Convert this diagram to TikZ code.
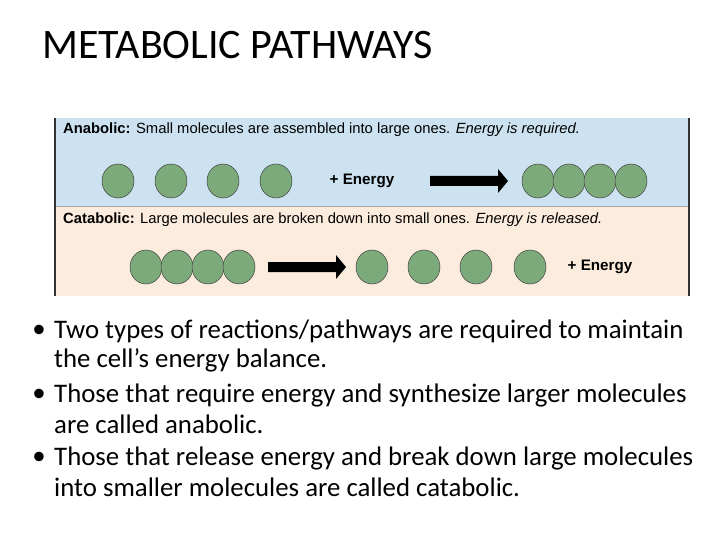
\documentclass[tikz,border=0pt]{standalone}
\usepackage{fontspec}
\usetikzlibrary{shapes.geometric,calc}
\setmainfont{Carlito}
\newfontfamily\arial{Liberation Sans}
\definecolor{topbg}{RGB}{204,226,240}
\definecolor{botbg}{RGB}{252,236,222}
\definecolor{mol}{RGB}{124,170,122}
\begin{document}
\begin{tikzpicture}[x=1pt,y=-1pt,
  molec/.style={ellipse,draw=black!75,line width=0.5pt,fill=mol,minimum width=32pt,minimum height=34pt,inner sep=0pt},
  lbl/.style={anchor=west,inner sep=0pt,font=\arial\fontsize{14.8}{17}\selectfont},
  bul/.style={anchor=west,inner sep=0pt,font=\fontsize{26.8}{30}\selectfont}]
\useasboundingbox (0,0) rectangle (720,540);
\fill[white] (0,0) rectangle (720,540);
\node[anchor=west,inner sep=0pt,font=\fontsize{42}{48}\selectfont] (title) at (42,45) {METABOLIC PATHWAYS};
\fill[topbg] (55,118) rectangle (689,207);
\fill[botbg] (55,207) rectangle (689,296);
\draw[gray!70,line width=1pt] (55,207) -- (689,207);
\draw[black!80,line width=1.5pt] (55,118) -- (55,296);
\draw[black!80,line width=1.5pt] (689,118) -- (689,296);
\node[lbl] (ah) at (63,130) {\textbf{Anabolic:} Small molecules are assembled into large ones. \textit{Energy is required.}};
\node[lbl] (ch) at (63,220) {\textbf{Catabolic:} Large molecules are broken down into small ones. \textit{Energy is released.}};
\foreach \x/\n in {118/a1,171/a2,223/a3,276/a4,538/b1,569/b2,600/b3,631/b4}
  \node[molec] (\n) at (\x,181) {};
\foreach \x/\n in {146/c1,177/c2,208/c3,239/c4,372/d1,424/d2,476/d3,530/d4}
  \node[molec] (\n) at (\x,267) {};
\node[lbl,anchor=center,font=\arial\fontsize{15.2}{17}\selectfont] (e1) at (362,181) {\textbf{+ Energy}};
\node[lbl,anchor=center,font=\arial\fontsize{15.2}{17}\selectfont] (e2) at (600,267) {\textbf{+ Energy}};
\coordinate (p1) at (430,181); \coordinate (q1) at (508,181);
\coordinate (p2) at (268,267); \coordinate (q2) at (346,267);
\foreach \p/\q in {p1/q1,p2/q2}
  \fill[black] ($(\p)+(0,-5)$) -- ($(\q)+(-10,-5)$) -- ($(\q)+(-10,-12)$) -- (\q) -- ($(\q)+(-10,12)$) -- ($(\q)+(-10,5)$) -- ($(\p)+(0,5)$) -- cycle;
\foreach \y/\t/\b in {331/{Two types of reactions/pathways are required to maintain}/1,360/{the cell’s energy balance.}/0,395/{Those that require energy and synthesize larger molecules}/1,424/{are called anabolic.}/0,458/{Those that release energy and break down large molecules}/1,487/{into smaller molecules are called catabolic.}/0}{
  \ifnum\b=1 \node[bul,anchor=center] at (39,\y) {•};\fi
  \node[bul] at (54,\y) {\t};}
\end{tikzpicture}
\end{document}
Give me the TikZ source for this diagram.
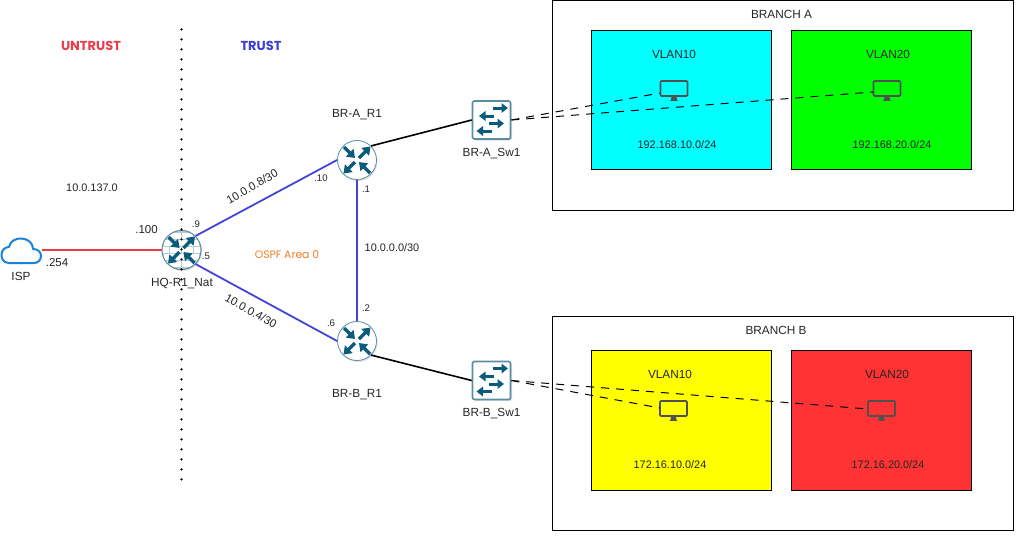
\documentclass[tikz,border=0pt]{standalone}
\usepackage{fontspec}
\setmainfont{Liberation Sans}
\newfontfamily\handfont{Poppins}
\usetikzlibrary{arrows.meta,shadows}
\definecolor{icon}{HTML}{0B5B7C}
\definecolor{iconline}{HTML}{5C8CA0}
\definecolor{linkblue}{HTML}{4444D8}
\definecolor{monitorgray}{HTML}{505050}
\definecolor{cyanfill}{RGB}{0,255,255}
\definecolor{greenfill}{RGB}{0,255,0}
\definecolor{yellowfill}{RGB}{255,255,0}
\definecolor{redfill}{RGB}{255,51,51}
\definecolor{cloudblue}{RGB}{25,130,225}
\definecolor{wanred}{RGB}{240,60,70}
\definecolor{untrustred}{RGB}{235,60,75}
\definecolor{trustblue}{RGB}{60,60,215}
\definecolor{ospforange}{RGB}{245,125,40}
\tikzset{
  every node/.style={font=\fontsize{11.8}{13}\selectfont,inner sep=0pt,text=black!85},
  small/.style={font=\fontsize{9.6}{11}\selectfont},
  mid/.style={font=\fontsize{10.9}{12}\selectfont},
  routernode/.style={circle,draw=iconline,line width=.8pt,fill=white,minimum size=39pt,
    drop shadow={shadow xshift=1pt,shadow yshift=-1.5pt,opacity=.25}},
  switchnode/.style={rectangle,rounded corners=2pt,draw=iconline,line width=1.6pt,fill=white,minimum size=38pt,
    drop shadow={shadow xshift=1.5pt,shadow yshift=-1.5pt,opacity=.25}},
  monitornode/.style={rectangle,rounded corners=1pt,draw=monitorgray,line width=1.6pt,minimum width=27pt,minimum height=15pt},
  branchbox/.style={rectangle,draw=black,line width=1pt,fill=white},
  vlanbox/.style={rectangle,draw=black,line width=1pt},
  ospflink/.style={draw=linkblue,line width=1.8pt},
  lanlink/.style={draw=black,line width=1.6pt},
  wanlink/.style={draw=wanred,line width=1.5pt},
  vlanlink/.style={draw=black,line width=1pt,dash pattern=on 8pt off 7pt},
  iconarrow/.style={draw=icon,line width=3.4pt,-{Triangle[length=7.5pt,width=10.5pt]}},
  swarrow/.style={draw=icon,line width=3pt,-{Triangle[length=6.5pt,width=9.5pt]}},
  zone/.style={font=\handfont\fontsize{13}{14}\selectfont\bfseries},
}
\newcommand\routerarrows[1]{%
  \begin{scope}[shift={(#1)}]
    \draw[iconarrow] (-13,-13) -- (-2,-2);
    \draw[iconarrow] (2,-2) -- (13.5,-13.5);
    \draw[iconarrow] (-2,2) -- (-13.5,13.5);
    \draw[iconarrow] (13,13) -- (2,2);
  \end{scope}}
\newcommand\switcharrows[1]{%
  \begin{scope}[shift={(#1)}]
    \draw[swarrow] (1.5,-12) -- (16.5,-12);
    \draw[swarrow] (2.5,-4) -- (-12.5,-4);
    \draw[swarrow] (-2.5,3.5) -- (12.5,3.5);
    \draw[swarrow] (0,11) -- (-15,11);
  \end{scope}}
\newcommand\monitorstand[1]{%
  \fill[monitorgray] ([xshift=-2.5pt]#1.south) -- ([xshift=2.5pt]#1.south) -- ([xshift=3pt,yshift=-3pt]#1.south) -- ([xshift=4pt,yshift=-4pt]#1.south) -- ([xshift=-4pt,yshift=-4pt]#1.south) -- ([xshift=-3pt,yshift=-3pt]#1.south) -- cycle;}
\begin{document}
\begin{tikzpicture}[x=1pt,y=-1pt]
\useasboundingbox (0,0) rectangle (1023,542);
\fill[white] (0,0) rectangle (1023,542);
% branch boxes
\node[branchbox,minimum width=461pt,minimum height=210pt] (brancha) at (782.5,105) {};
\node[branchbox,minimum width=461pt,minimum height=214pt] (branchb) at (782.5,423) {};
\node[vlanbox,fill=cyanfill,minimum width=180pt,minimum height=139pt] (a10) at (681,99.5) {};
\node[vlanbox,fill=greenfill,minimum width=180pt,minimum height=139pt] (a20) at (881,99.5) {};
\node[vlanbox,fill=yellowfill,minimum width=180pt,minimum height=140pt] (b10) at (681,420) {};
\node[vlanbox,fill=redfill,minimum width=180pt,minimum height=140pt] (b20) at (881,420) {};
% devices
\node[routernode] (hq) at (181.5,250) {};
\node[routernode] (bra) at (357,160) {};
\node[routernode] (brb) at (357,341) {};
\node[switchnode] (swa) at (491.5,120) {};
\node[switchnode] (swb) at (491.5,380.5) {};
\node[monitornode] (m1) at (674,88.5) {};
\node[monitornode] (m2) at (887,88.5) {};
\node[monitornode] (m3) at (673.5,408.5) {};
\node[monitornode] (m4) at (881.5,408.5) {};
\monitorstand{m1}\monitorstand{m2}\monitorstand{m3}\monitorstand{m4}
% firewall bricks
\begin{scope}
  \clip (hq) circle (19pt);
  \fill[iconline!45] (hq) circle (19pt);
  \foreach \yy in {-17,-10,-3,4,11}{
    \fill[white] (150,250+\yy) rectangle (210,250+\yy+5.5);
  }
  \foreach \yy/\xx in {-17/0,-10/6,-3/0,4/6,11/0}{
    \foreach \k in {-24,-12,0,12,24}{
      \fill[iconline!45] (181.5+\k+\xx-.6,250+\yy) rectangle (181.5+\k+\xx+.6,250+\yy+5.5);
    }
  }
\end{scope}
\draw[iconline,line width=.8pt] (hq) circle (19.5pt);
\routerarrows{hq}\routerarrows{bra}\routerarrows{brb}
\switcharrows{swa}\switcharrows{swb}
% cloud
\node[minimum width=41pt,minimum height=26pt] (isp) at (21,250) {};
\draw[draw=cloudblue,fill=white,line width=2pt,line join=round]
  (9,263) .. controls (3,263) and (1.5,258) .. (1.5,255)
  .. controls (1.5,250) and (5,247) .. (9,247)
  .. controls (10,241) and (16,238) .. (22,238.5)
  .. controls (29,239) and (33,244) .. (33,249)
  .. controls (38,249) and (41,252) .. (41,256)
  .. controls (41,260) and (38,263) .. (34,263) -- cycle;
% links
\draw[wanlink] (isp.east) -- (hq.west);
\draw[ospflink] (hq.north east) -- (bra.west);
\draw[ospflink] (hq.south east) -- (brb.west);
\draw[ospflink] (bra.south) -- (brb.north);
\draw[lanlink] (bra.north east) -- (swa.west);
\draw[lanlink] (brb.south east) -- (swb.west);
\coordinate (m1in) at (660,93);
\coordinate (m2in) at (873,92);
\coordinate (m3in) at (660,408);
\coordinate (m4in) at (868,409);
\draw[vlanlink] (swa.east) -- (m1in);
\draw[vlanlink] (swa.east) -- (m2in);
\draw[vlanlink] (swb.east) -- (m3in);
\draw[vlanlink] (swb.east) -- (m4in);
% zone divider
\coordinate (divtop) at (181.5,29.3);
\coordinate (divbot) at (181.5,482);
\draw[black,line width=2.6pt,line cap=round,dash pattern=on 0pt off 10pt] (divtop) -- (divbot);
% labels
\node[zone,text=untrustred] (untrust) at (91,46) {UNTRUST};
\node[zone,text=trustblue] (trust) at (261,46) {TRUST};
\node[mid] (lnet) at (92,188) {10.0.137.0};
\node[font=\fontsize{11.5}{13}\selectfont] (l100) at (146.5,230) {.100};
\node[font=\fontsize{11.5}{13}\selectfont] (l254) at (57,263) {.254};
\node (lisp) at (21,276) {ISP};
\node (lhq) at (182,284) {HQ-R1\_Nat};
\node[small] (l9) at (196,224) {.9};
\node[small] (l5) at (206,256) {.5};
\node[rotate=30,font=\fontsize{11.4}{13}\selectfont] (lnet8) at (252,186.5) {10.0.0.8/30};
\node[small] (l10) at (321,178.5) {.10};
\node[small] (l1) at (366,189) {.1};
\node[mid] (lnet0) at (392,248) {10.0.0.0/30};
\node[font=\handfont\fontsize{10.8}{12}\selectfont,text=ospforange] (lospf) at (287,255) {OSPF Area 0};
\node[rotate=-29,font=\fontsize{11.4}{13}\selectfont] (lnet4) at (251,311) {10.0.0.4/30};
\node[small] (l6) at (331,323) {.6};
\node[small] (l2) at (366,308) {.2};
\node (lbra) at (357,115) {BR-A\_R1};
\node (lswa) at (491.5,154) {BR-A\_Sw1};
\node (lbrb) at (357,395) {BR-B\_R1};
\node (lswb) at (491.5,413.5) {BR-B\_Sw1};
\node (tba) at (781.5,14.5) {BRANCH A};
\node (tbb) at (776,330) {BRANCH B};
\node (v1) at (674,54) {VLAN10};
\node (v2) at (888,54) {VLAN20};
\node (v3) at (670,374) {VLAN10};
\node (v4) at (887,374) {VLAN20};
\node[mid] (n1) at (677,145) {192.168.10.0/24};
\node[mid] (n2) at (892,145) {192.168.20.0/24};
\node[mid] (n3) at (670,465) {172.16.10.0/24};
\node[mid] (n4) at (888,465) {172.16.20.0/24};
\end{tikzpicture}
\end{document}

========================================

▶ **BRIEF**
Within the listing above, copy each line that has the string "diagram".

▶ **RESULT**
Convert this diagram to TikZ code.
Give me the TikZ source for this diagram.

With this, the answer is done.